Beyond Suppression: The Plasticity, Dysfunction, and Therapeutic Reprogramming of Regulatory T Cells in Inflammatory Bowel Disease.
2026-05-28, Journal of leukocyte biology (10.1093/jleuko/qiag067) (online)Jian Lu, Yunting Shao, Shaochen Yu, Mengjie Zhang, Yuting Huang, Ziyue Dou, and Beibei Tian (?)
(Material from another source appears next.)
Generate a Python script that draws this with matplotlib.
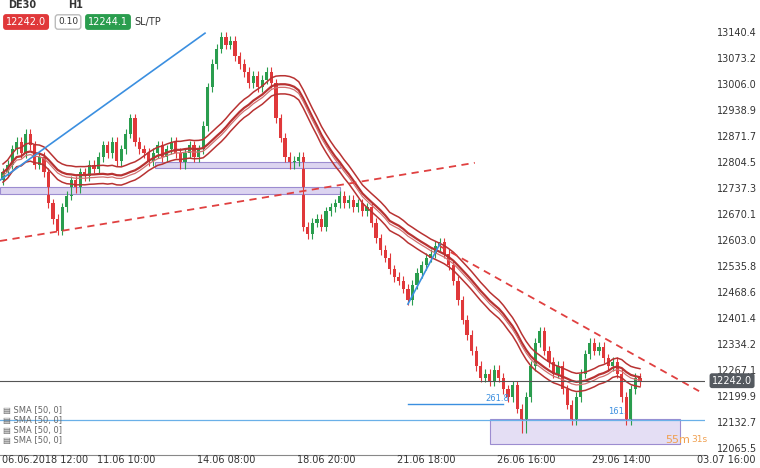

Inflammatory bowel disease (IBD) is a chronic relapsing inflammatory disorder of the gut, whose pathogenesis is closely related to immune dysregulation. Regulatory T cells (Tregs), as a key cell population maintaining intestinal immune tolerance, exhibit not only reduced frequency but, more critically, profound functional deficiencies, including the generation of pro-inflammatory ex-Tregs, and loss of lineage stability in the inflamed gut microenvironment of IBD. This review systematically delineates the sophisticated biological characteristics of Tregs, with a particular focus on the epigenetic and metabolic checkpoints that govern their stability. We critically summarize the aberrant changes of Tregs in IBD, emphasizing mechanisms such as inflammatory cytokine-induced Treg plasticity (e.g., Th1-like or Th17-like conversion) and microbiota-metabolite axis-mediated functional modulation. Furthermore, we provide an in-depth analysis of emerging therapeutic strategies aimed at restoring Treg suppressive capacity, including selective cytokine therapy (e.g., low-dose/engineered IL-2), adoptive transfer of engineered antigen-specific Tregs (including CAR-Tregs), microbiome/dietary interventions, and pharmacological modulation of Treg differentiation. We also discuss the disrupted crosstalk between Tregs and other innate and adaptive immune cells within the IBD milieu. Finally, this review highlights how cutting-edge technologies like single-cell multi-omics and spatial transcriptomics are delineating the heterogeneous landscape and uncovering novel, disease-specific Treg subpopulations, thereby paving the way for precise Treg-targeting therapies. Unlike previous reviews that broadly catalog Treg abnormalities, this review offers a refined conceptual framework centered on the critical distinction between lineage-defective ex-Tregs and exhausted effector Tregs (eTregs), and integrates recent multi-omics insights to redefine Treg functional failure in IBD.